Corporate Authority and Validity
The court examined the defendants' claim that the mortgage was invalid due to a lack of authorization by the board of directors of Morrison Company. It was established that the mortgage was executed by the president and secretary-treasurer of the corporation, and it included the corporate seal. The court reasoned that, under Washington law, a mortgage executed by a domestic corporation is valid if properly signed by authorized officers, regardless of whether a specific board resolution was adopted. The court referenced previous case law that affirmed the sufficiency of such signing and acknowledgment to establish the validity of corporate obligations. The court determined that Morrison Company's articles of incorporation granted it the authority to engage in real estate transactions, which included the ability to mortgage property.

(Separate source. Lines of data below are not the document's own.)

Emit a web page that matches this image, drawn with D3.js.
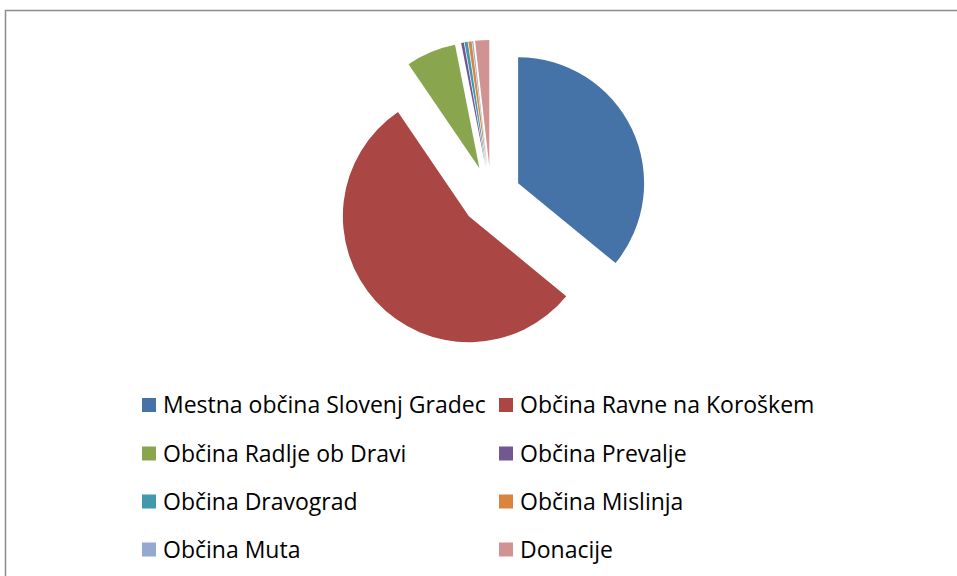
<!DOCTYPE html>
<html>
<head>
<meta charset="utf-8">
<script src="https://cdn.jsdelivr.net/npm/d3@7"></script>
<style>
  body { margin: 0; background: #fff; }
  svg { display: block; }
</style>
</head>
<body>
<div id="chart"></div>
<script>
// shares of each municipality (percent)
var categories = [
  "Mestna občina Slovenj Gradec",
  "Občina Ravne na Koroškem",
  "Občina Radlje ob Dravi",
  "Občina Prevalje",
  "Občina Dravograd",
  "Občina Mislinja",
  "Občina Muta",
  "Donacije"
];
var values = [35.9, 54.5, 6.4, 0.35, 0.4, 0.4, 0.15, 1.8];
var colors = ["#4572A7", "#AA4643", "#89A54E", "#71588F", "#4198AF", "#DB843D", "#93A9CF", "#D19392"];

var width = 957, height = 576;
var cx = 491, cy = 196, radius = 126, explode = 30;

var svg = d3.select("#chart")
  .append("svg")
  .attr("width", width)
  .attr("height", height);

// chart frame
svg.append("rect")
  .attr("x", 5.5)
  .attr("y", 10.5)
  .attr("width", width + 20)
  .attr("height", height + 20)
  .attr("fill", "none")
  .attr("stroke", "#8c8c8c")
  .attr("stroke-width", 1.5);

var pie = d3.pie().sort(null).value(function (d) { return d; });
var arc = d3.arc().innerRadius(0).outerRadius(radius);

var slices = pie(values);

svg.append("g")
  .attr("transform", "translate(" + cx + "," + cy + ")")
  .selectAll("path")
  .data(slices)
  .enter()
  .append("path")
  .attr("d", arc)
  .attr("fill", function (d, i) { return colors[i]; })
  .attr("transform", function (d) {
    // every slice pulled out along its bisector
    var mid = (d.startAngle + d.endAngle) / 2;
    return "translate(" + (Math.sin(mid) * explode) + "," + (-Math.cos(mid) * explode) + ")";
  });

// legend, two columns
var colX = [142, 499];
var rowY = [405, 453.5, 501.5, 549.5];

var legend = svg.append("g")
  .selectAll("g")
  .data(categories)
  .enter()
  .append("g")
  .attr("transform", function (d, i) {
    return "translate(" + colX[i % 2] + "," + rowY[Math.floor(i / 2)] + ")";
  });

legend.append("rect")
  .attr("x", 0)
  .attr("y", -7)
  .attr("width", 14)
  .attr("height", 14)
  .attr("fill", function (d, i) { return colors[i]; });

legend.append("text")
  .attr("x", 21)
  .attr("y", 0)
  .attr("dy", "0.36em")
  .style("font-family", "'Open Sans', Lato, sans-serif")
  .style("font-size", "23px")
  .style("fill", "#000")
  .text(function (d) { return d; });
</script>
</body>
</html>
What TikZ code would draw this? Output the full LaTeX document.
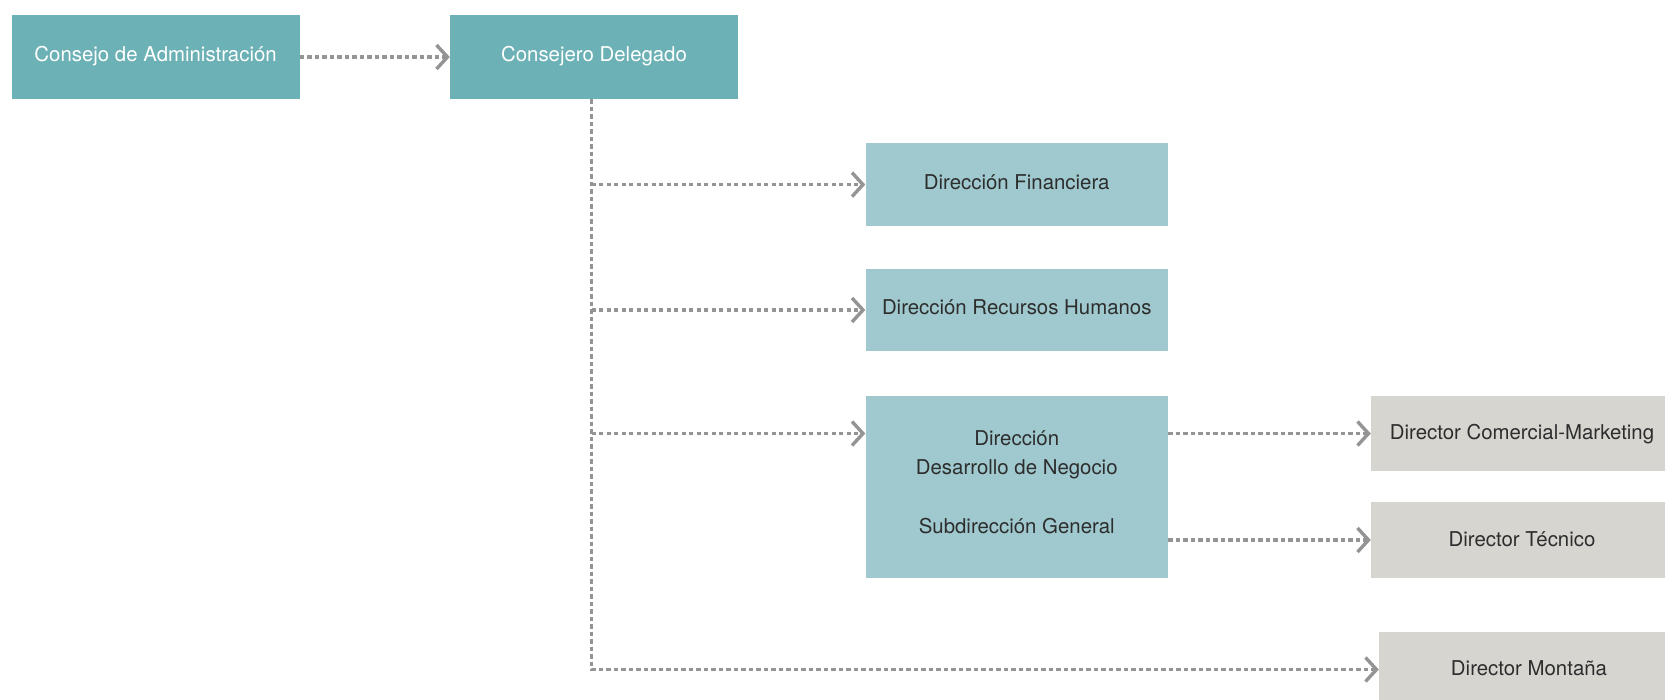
\documentclass[tikz,border=0pt]{standalone}
\usepackage{fontspec}
\setmainfont{TeX Gyre Heros}
\usetikzlibrary{arrows.meta}
\definecolor{darkteal}{RGB}{108,177,181}
\definecolor{lightteal}{RGB}{159,201,206}
\definecolor{boxgray}{RGB}{214,213,208}
\definecolor{linegray}{RGB}{148,148,148}
\definecolor{textdark}{RGB}{45,45,45}
\begin{document}
\begin{tikzpicture}[x=1pt,y=-1pt,
  box/.style={inner sep=0pt, align=center, font=\fontsize{20.4}{29.5}\selectfont},
  tealtext/.style={text height=15pt, text depth=5.5pt},
  greytext/.style={text height=15pt, text depth=2.5pt},
  topbox/.style={box, tealtext, fill=darkteal, text=white, minimum width=288pt, minimum height=84pt},
  midbox/.style={box, tealtext, fill=lightteal, text=textdark, minimum width=302.5pt},
  greybox/.style={box, greytext, fill=boxgray, text=textdark, minimum width=302pt},
  trunkline/.style={draw=linegray, line width=3.3pt, dash pattern=on 4.3pt off 3.2pt},
  conn/.style={trunkline, -{Straight Barb[length=11pt,width=24pt,line width=3.4pt]}}
]
\useasboundingbox (0,0) rectangle (1665,699);
\node[topbox] (ca) at (155.6,57) {Consejo de Administración};
\node[topbox] (cd) at (594,57) {Consejero Delegado};
\node[midbox, minimum height=83pt] (df) at (1016.75,184.6) {Dirección Financiera};
\node[midbox, minimum height=82.5pt] (rh) at (1016.75,310) {Dirección Recursos Humanos};
\node[midbox, minimum height=182pt] (dn) at (1016.75,487) {};
\node[box, text=textdark] (dnlabel) at (1016.75,482) {Dirección\\Desarrollo de Negocio\\[29.5pt]Subdirección General};
\node[greybox, minimum height=75pt] (dcm) at (1522,433.5) {Director Comercial-Marketing};
\node[greybox, minimum height=76pt] (dt) at (1522,540) {Director Técnico};
\node[greybox, minimum height=75pt, minimum width=300pt] (dm) at (1529,669.5) {Director Montaña};
\coordinate (trunktop) at ([xshift=-2.5pt]cd.south);
\coordinate (corner) at (trunktop |- dm.west);
\draw[conn] (ca.east) -- (cd.west);
\draw[conn] (trunktop) -- (corner) -- (dm.west);
\draw[conn] (trunktop |- df.west) -- (df.west);
\draw[conn] (trunktop |- rh.west) -- (rh.west);
\draw[conn] (trunktop |- dcm.west) -- (dn.west |- dcm.west);
\draw[conn] (dn.east |- dcm.west) -- (dcm.west);
\draw[conn] (dn.east |- dt.west) -- (dt.west);
\end{tikzpicture}
\end{document}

Consequently, the court held that the mortgage was a valid obligation of Morrison Company, reinforcing the legitimacy of the transaction.
Conclusion
In conclusion, the court affirmed the trial court's judgment to foreclose the mortgage. The decision was grounded in the validity of the mortgage despite the defendants' claims and the absence of usury in the loan terms. The court recognized that the defendants' failure to record their deed was a significant factor in the outcome of the case, as it rendered their claim subordinate to the mortgage. Additionally, the court highlighted the absence of intent to engage in a usurious transaction, which supported the trial court's findings. The court's analysis of corporate authority and the discretion exercised by the trial court further solidified the legitimacy of the mortgage and the loan agreement. As a result, the Washington Supreme Court upheld the lower court's ruling, concluding that the mortgage was enforceable and that the trial court properly adjudicated the issues presented.